Deep Dive: How the Court Reached Its Decision
Court's Interpretation of the Marketable Title Act
The North Carolina Court of Appeals focused on the interpretation of the Marketable Title Act, particularly N.C. Gen. Stat. § 47B-3(13), which specifies that covenants restricting property to residential use only are exempt from being extinguished after a 30-year period of unbroken title. The court reaffirmed that the language of the statute must be followed as written, emphasizing that its role was to interpret the statute rather than to rewrite it based on perceived legislative intent. The court made it clear that only covenants that explicitly restrict the property to residential use, or more narrowly to single-family or multi-family residential use, are preserved under the Act. It concluded that the additional covenants in question, which governed structural aspects rather than residential use, were not protected by the statute.

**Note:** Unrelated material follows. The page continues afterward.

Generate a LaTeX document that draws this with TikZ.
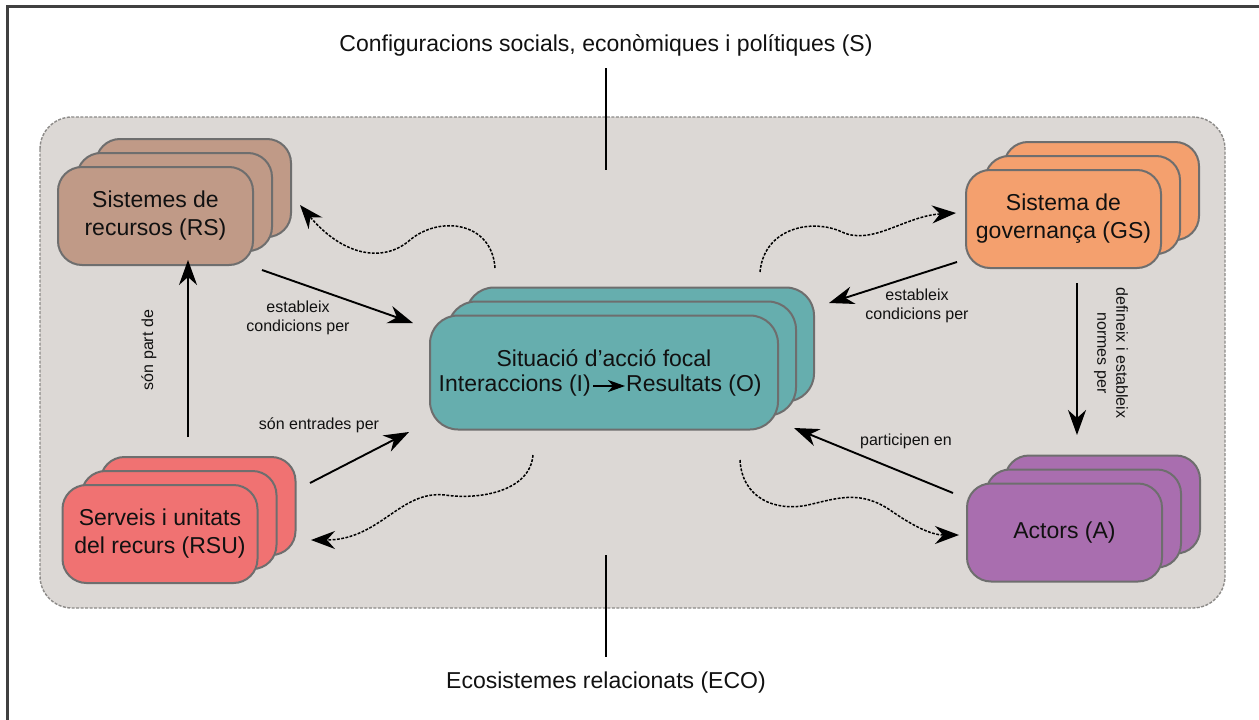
\documentclass[tikz,border=0pt]{standalone}
\usepackage{fontspec}
\setmainfont{Liberation Sans}
\usetikzlibrary{arrows.meta}
\definecolor{bgfill}{HTML}{DCD8D5}
\definecolor{bgline}{HTML}{8C8A88}
\definecolor{boxline}{HTML}{6E6E6E}
\definecolor{rsfill}{HTML}{C09A87}
\definecolor{gsfill}{HTML}{F4A06E}
\definecolor{asfill}{HTML}{66AEAE}
\definecolor{rufill}{HTML}{F07272}
\definecolor{acfill}{HTML}{A96EAF}
\definecolor{framec}{HTML}{404040}
\definecolor{txt}{HTML}{111111}
\begin{document}
\begin{tikzpicture}[x=1pt,y=-1pt,
  big/.style={font=\fontsize{23}{28}\selectfont, text=txt},
  lab/.style={font=\fontsize{16}{19}\selectfont, text=txt, align=center, inner sep=0pt},
  layer/.style={draw=boxline, line width=2pt, rounded corners=24pt, fill=#1,
    minimum width=195pt, minimum height=98pt, inner sep=0pt, align=center,
    font=\fontsize{23}{28}\selectfont, text=txt},
  clayer/.style={layer=asfill, minimum width=348pt, minimum height=114pt, rounded corners=28pt},
  arr/.style={-{Stealth[length=25pt,width=18pt,inset=8pt]}, line width=1.9pt, black},
  darr/.style={-{Stealth[length=24pt,width=18pt,inset=8pt]}, line width=1.5pt, black,
    dash pattern=on 2.8pt off 1.5pt},
  plain/.style={line width=1.3pt, black}]
\useasboundingbox (0,0) rectangle (1259,720);
% frame (top and left edges)
\draw[framec, line width=3pt] (1259,6) -- (7,6) -- (7,720);
% background system box
\draw[fill=bgfill, draw=bgline, line width=1.4pt, dash pattern=on 3pt off 1.5pt,
  rounded corners=32pt] (40,117) rectangle (1225,608);
% outer labels
\node[big] (S) at (606,45) {Configuracions socials, econòmiques i polítiques (S)};
\node[big] (ECO) at (606,683) {Ecosistemes relacionats (ECO)};
\coordinate (st) at (606,68);
\coordinate (sb) at (606,170);
\coordinate (et) at (606,555);
\coordinate (eb) at (606,657);
\draw[plain] (st) -- (sb);
\draw[plain] (et) -- (eb);
% Resource systems
\node[layer=rsfill] (rs3) at (193.5,188) {};
\node[layer=rsfill] (rs2) at (174.5,202) {};
\node[layer=rsfill] (rs) at (155.5,216) {Sistemes de\\recursos (RS)};
% Governance system
\node[layer=gsfill] (gs3) at (1101.5,191) {};
\node[layer=gsfill] (gs2) at (1082.5,205) {};
\node[layer=gsfill] (gs) at (1063.5,219) {Sistema de\\governança (GS)};
% Resource units
\node[layer=rufill] (ru3) at (198,506) {};
\node[layer=rufill] (ru2) at (179,520) {};
\node[layer=rufill] (ru) at (160,534) {Serveis i unitats\\del recurs (RSU)};
% Actors
\node[layer=acfill] (ac3) at (1102.5,504.5) {};
\node[layer=acfill] (ac2) at (1083.5,518.5) {};
\node[layer=acfill] (ac) at (1064.5,532.5) {Actors (A)};
% Focal action situation
\node[clayer] (as3) at (640,344.5) {};
\node[clayer] (as2) at (622,358.5) {};
\node[clayer] (as) at (604,372.5) {};
\node[big, inner sep=0pt] (as1) at (604,358) {Situació d’acció focal};
\node[big, inner sep=0pt, anchor=east] (asi) at (591,386) {Interaccions (I)};
\node[big, inner sep=0pt, anchor=west] (aso) at (626,386) {Resultats (O)};
\draw[-{Stealth[length=17pt,width=12pt,inset=5pt]}, line width=1.3pt] ([xshift=2pt]asi.east) -- ([xshift=-1pt]aso.west);
% solid arrows
\coordinate (a1s) at (262,270); \coordinate (a1e) at (413,323);
\draw[arr] (a1s) -- (a1e);
\node[lab] (l1) at (298,318) {estableix\\condicions per};
\coordinate (a2s) at (310,483); \coordinate (a2e) at (409,432);
\draw[arr] (a2s) -- (a2e);
\node[lab] (l2) at (319,425) {són entrades per};
\coordinate (a3s) at (188,437); \coordinate (a3e) at (188,260);
\draw[arr] (a3s) -- (a3e);
\node[lab, rotate=90] (l3) at (149,350) {són part de};
\coordinate (a4s) at (957,262); \coordinate (a4e) at (829,303);
\draw[arr] (a4s) -- (a4e);
\node[lab] (l4) at (917,306) {estableix\\condicions per};
\coordinate (a5s) at (1077,283); \coordinate (a5e) at (1077,435);
\draw[arr] (a5s) -- (a5e);
\node[lab, rotate=-90] (l5) at (1111,353) {defineix i estableix\\normes per};
\coordinate (a6s) at (953,493); \coordinate (a6e) at (794,428);
\draw[arr] (a6s) -- (a6e);
\node[lab] (l6) at (906,441) {participen en};
% dashed feedback arrows
\coordinate (d1s) at (495,268); \coordinate (d1e) at (300,205);
\draw[darr] (d1s) .. controls (492,222) and (440,215) .. (410,240)
  .. controls (385,262) and (345,258) .. (d1e);
\coordinate (d2s) at (760,272); \coordinate (d2e) at (956,213);
\draw[darr] (d2s) .. controls (764,228) and (812,218) .. (842,232)
  .. controls (872,246) and (905,216) .. (d2e);
\coordinate (d3s) at (533,455); \coordinate (d3e) at (311,540);
\draw[darr] (d3s) .. controls (530,492) and (478,500) .. (445,495)
  .. controls (400,490) and (380,540) .. (d3e);
\coordinate (d4s) at (740,460); \coordinate (d4e) at (959,535);
\draw[darr] (d4s) .. controls (742,498) and (775,512) .. (808,505)
  .. controls (838,498) and (860,490) .. (890,510)
  .. controls (910,524) and (930,535) .. (d4e);
\end{tikzpicture}
\end{document}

Distinction Between Use and Structural Covenants
The court distinguished between covenants that restrict property use and those that impose structural limitations. It noted that the primary covenant, which limited the lots to residential use, was valid and enforceable under the Marketable Title Act. In contrast, the additional covenants, which regulated the size, type, and design of structures on the property, did not fit within the statutory exception for residential use covenants. The court pointed out that legislative intent could not be speculated upon if the statutory language was clear and unambiguous. This distinction was crucial in determining the applicability of the Marketable Title Act to the covenants in question.

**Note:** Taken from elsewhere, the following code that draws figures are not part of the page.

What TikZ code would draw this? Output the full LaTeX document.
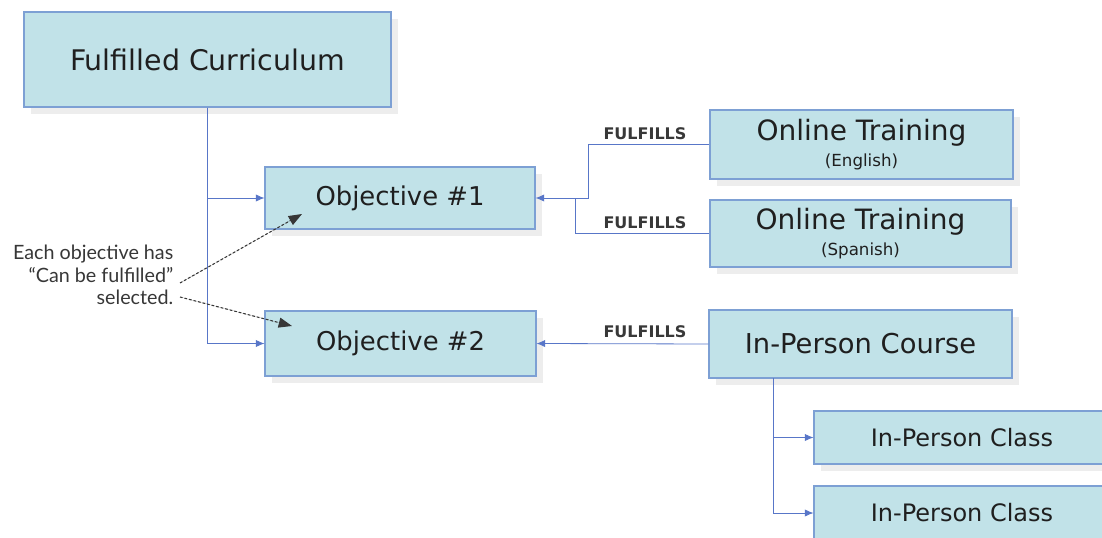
\documentclass[tikz,border=0pt]{standalone}
\usepackage{fontspec}
\setmainfont{DejaVu Sans}
\newfontfamily\notefont{Lato}
\usetikzlibrary{arrows.meta,shadows}
\definecolor{boxfill}{RGB}{193,226,232}
\definecolor{boxline}{RGB}{125,160,212}
\definecolor{linkline}{RGB}{88,118,200}
\definecolor{notegray}{RGB}{55,55,55}
\begin{document}
\begin{tikzpicture}[x=0.75pt, y=-0.75pt,
  box/.style={shape=rectangle, draw=boxline, fill=boxfill, thick, inner sep=0pt, text=black!88,
    drop shadow={shadow xshift=5pt, shadow yshift=-5pt, fill=black!7, opacity=1}},
  link/.style={-{Latex[length=6.5pt,width=5.5pt]}, draw=linkline, semithick},
  tag/.style={font=\bfseries\fontsize{12}{14}\selectfont, text=black!78},
  hint/.style={-{Triangle[length=10pt,width=7.5pt]}, draw=notegray, fill=notegray, thick, dash pattern=on 2pt off 1.5pt}]
\useasboundingbox (0,0) rectangle (1102,538);
\node[box, minimum width=275.25pt, minimum height=71.25pt, font=\fontsize{21.3}{24}\selectfont] (cur) at (207.5,59.5) {Fulfilled Curriculum};
\node[box, minimum width=202.5pt, minimum height=46.5pt, font=\fontsize{19.4}{22}\selectfont] (obj1) at (400,198) {Objective \#1};
\node[box, minimum width=203.25pt, minimum height=48.75pt, font=\fontsize{19.4}{22}\selectfont] (obj2) at (400.5,343.5) {Objective \#2};
\node[box, minimum width=227.25pt, minimum height=51.75pt, align=center, font=\fontsize{21}{22}\selectfont] (eng) at (861.5,144.5) {Online Training\\[-3pt]{\fontsize{12.5}{13}\selectfont (English)}};
\node[box, minimum width=225.75pt, minimum height=50.25pt, align=center, font=\fontsize{21}{22}\selectfont] (spa) at (860.5,233.5) {Online Training\\[-3pt]{\fontsize{12.5}{13}\selectfont (Spanish)}};
\node[box, minimum width=227.25pt, minimum height=51pt, font=\fontsize{20.5}{24}\selectfont] (course) at (860.5,344) {In-Person Course};
\node[box, minimum width=222pt, minimum height=39.75pt, font=\fontsize{18}{22}\selectfont] (cls1) at (962,437.5) {In-Person Class};
\node[box, minimum width=222pt, minimum height=40.5pt, font=\fontsize{18}{22}\selectfont] (cls2) at (962,513) {In-Person Class};
% labels on the fulfil links
\node[tag] (tagEng) at (645,133.5) {FULFILLS};
\node[tag] (tagSpa) at (645,222.5) {FULFILLS};
\node[tag] (tagCourse) at (645,331.5) {FULFILLS};
% note on the left
\node[anchor=east, align=right, text=notegray, font=\notefont\fontsize{14.8}{17}\selectfont] (note) at (178,275) {Each objective has\\“Can be fulfilled”\\selected.};
\coordinate (j1) at (588,198);
\coordinate (j2) at (575,198);
\coordinate (k) at (773,378);
\coordinate (from1) at (180,283);
\coordinate (from2) at (180,297);
\coordinate (tip1) at (302,214);
\coordinate (tip2) at (292,326);
\draw[link] (cur.south) |- (obj1.west);
\draw[link] (cur.south) |- (obj2.west);
\draw[link] (eng.west) -| (j1) -- (obj1.east);
\draw[draw=linkline, semithick] (spa.west) -| (j2);
\draw[link] (course.west) -- (obj2.east);
\draw[link] (k) |- (cls1.west);
\draw[link] (k) |- (cls2.west);
\draw[hint] (from1) -- (tip1);
\draw[hint] (from2) -- (tip2);
\end{tikzpicture}
\end{document}
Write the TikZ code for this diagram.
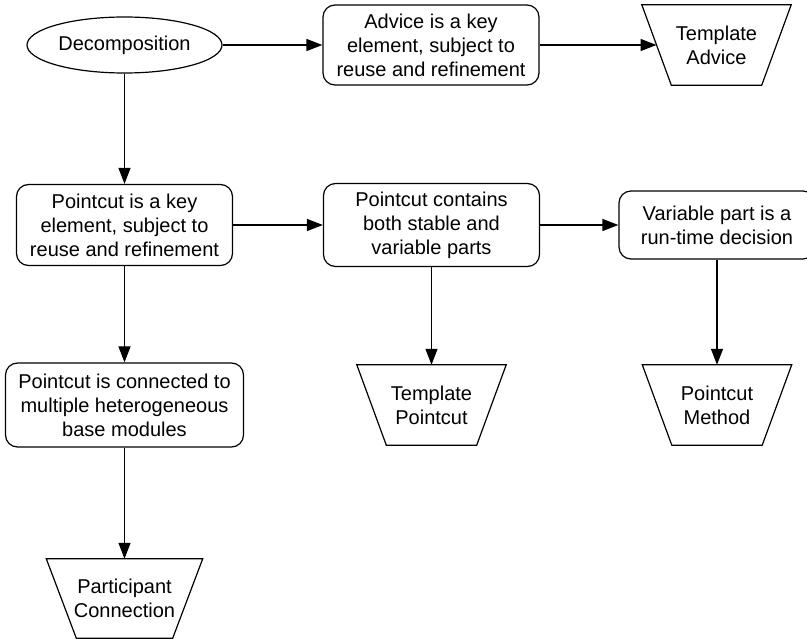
\documentclass[tikz,border=0pt]{standalone}
\usepackage{fontspec}
\setmainfont{Liberation Sans}
\usetikzlibrary{shapes.geometric,arrows.meta,calc}

\tikzset{
  lbl/.style={font=\fontsize{20}{24}\selectfont, align=center, inner sep=0pt},
  oval/.style={lbl, ellipse, draw, line width=1.2pt, minimum width=195pt, minimum height=56pt},
  stepbox/.style={lbl, rectangle, draw, rounded corners=12pt, line width=1.2pt},
  trayhold/.style={lbl, rectangle, minimum height=80pt},
  flow/.style={line width=1.2pt, -{Triangle[length=16pt,width=12pt]}},
  outline/.style={line width=1.2pt, line join=miter}
}

% inverted trapezoid drawn around a text holder node; #2 = half the slant
\newcommand{\traybox}[2]{%
  \draw[outline] ($(#1.north west)+(-#2,0)$) -- ($(#1.north east)+(#2,0)$)
    -- ($(#1.south east)+(-#2,0)$) -- ($(#1.south west)+(#2,0)$) -- cycle;}

\begin{document}
\begin{tikzpicture}[x=1pt,y=-1pt]
  \useasboundingbox (0,0) rectangle (807,639);

  % nodes
  \node[oval] (dec) at (124.5,45) {Decomposition};
  \node[stepbox, minimum width=216pt, minimum height=80pt] (adv) at (431,45)
    {Advice is a key\\element, subject to\\reuse and refinement};
  \node[trayhold, minimum width=119.5pt] (tadv) at (716.5,45) {Template\\Advice};

  \node[stepbox, minimum width=216pt, minimum height=81pt] (pkey) at (124.5,225)
    {Pointcut is a key\\element, subject to\\reuse and refinement};
  \node[stepbox, minimum width=216pt, minimum height=83pt] (pcont) at (431.5,225)
    {Pointcut contains\\both stable and\\variable parts};
  \node[stepbox, minimum width=196pt, minimum height=68pt] (vpart) at (717,225)
    {Variable part is a\\run-time decision};

  \node[stepbox, minimum width=238pt, minimum height=84pt] (pconn) at (124.5,405)
    {Pointcut is connected to\\multiple heterogeneous\\base modules};
  \node[trayhold, minimum width=119.5pt] (tpc) at (431.5,405) {Template\\Pointcut};
  \node[trayhold, minimum width=119.5pt] (pmeth) at (717,405) {Pointcut\\Method};

  \node[trayhold, minimum width=126pt, minimum height=79pt] (part) at (124.5,598.5)
    {Participant\\Connection};

  % trapezoid outlines
  \traybox{tadv}{14.75}
  \traybox{tpc}{14.75}
  \traybox{pmeth}{14.75}
  \traybox{part}{15}

  % connectors
  \draw[flow] (dec) -- (adv);
  \draw[flow] (adv) -- (tadv);
  \draw[flow] (dec) -- (pkey);
  \draw[flow] (pkey) -- (pcont);
  \draw[flow] (pcont) -- (vpart);
  \draw[flow] (pkey) -- (pconn);
  \draw[flow] (pconn) -- (part);
  \draw[flow] (pcont) -- (tpc);
  \draw[flow] (vpart) -- (pmeth);
\end{tikzpicture}
\end{document}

Judicial Restraint in Statutory Interpretation
The court emphasized the principle of judicial restraint, asserting that it is not the judiciary's role to alter or reinterpret statutes based on what it believes the legislature intended. Instead, the court adhered to the plain language of the Marketable Title Act, concluding that any ambiguity should be resolved in favor of the statute's straightforward reading. The court also reinforced that if the application of the statute led to unintended consequences, it was the responsibility of the legislature to amend the statute rather than the court's role to engage in judicial activism. This approach highlighted the importance of legislative clarity and the avoidance of judicial overreach in statutory interpretation.

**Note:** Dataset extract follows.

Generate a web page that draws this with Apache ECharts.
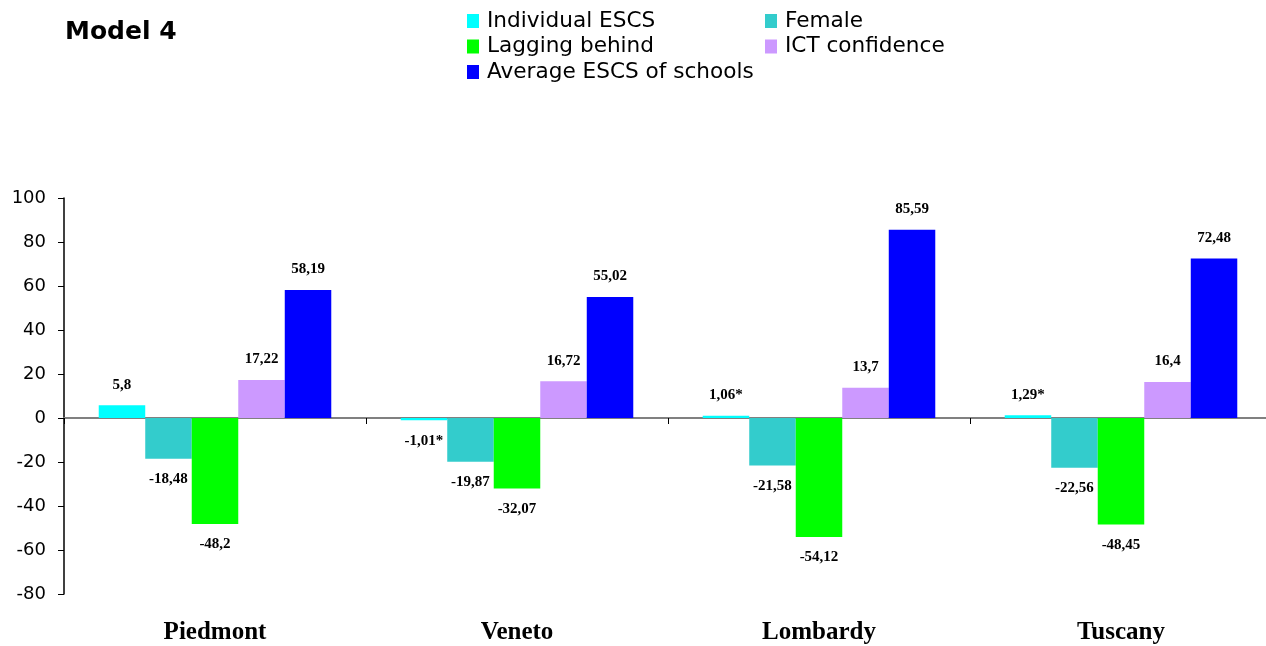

Legislative Purpose of the Marketable Title Act
The court discussed the overarching legislative purpose of the Marketable Title Act, which aimed to simplify property title transactions and enhance marketability. It noted that the Act was designed to reduce the costs and complexities associated with real estate transactions by allowing property owners to rely on a clear record of title over the past 30 years. By preserving only covenants that directly restrict property use, the Act sought to eliminate unnecessary litigation and uncertainty surrounding real property rights. The court concluded that its ruling aligned with this legislative intent, as it maintained the enforceability of essential residential use covenants while extinguishing those that could hinder marketability.
Outcome of the Case
Ultimately, the court affirmed the trial court's ruling, which held that the only surviving covenant was the primary one restricting the lots to residential use, while the additional structural covenants were extinguished under the Marketable Title Act. This decision clarified the boundaries of what covenants would be preserved under the Act and reinforced the necessity for property owners to understand the implications of the legislation on their rights. The ruling emphasized that, to ensure the protection of property values and neighborhood character, any additional covenants must be explicitly stated and fall within the exceptions outlined in the Marketable Title Act.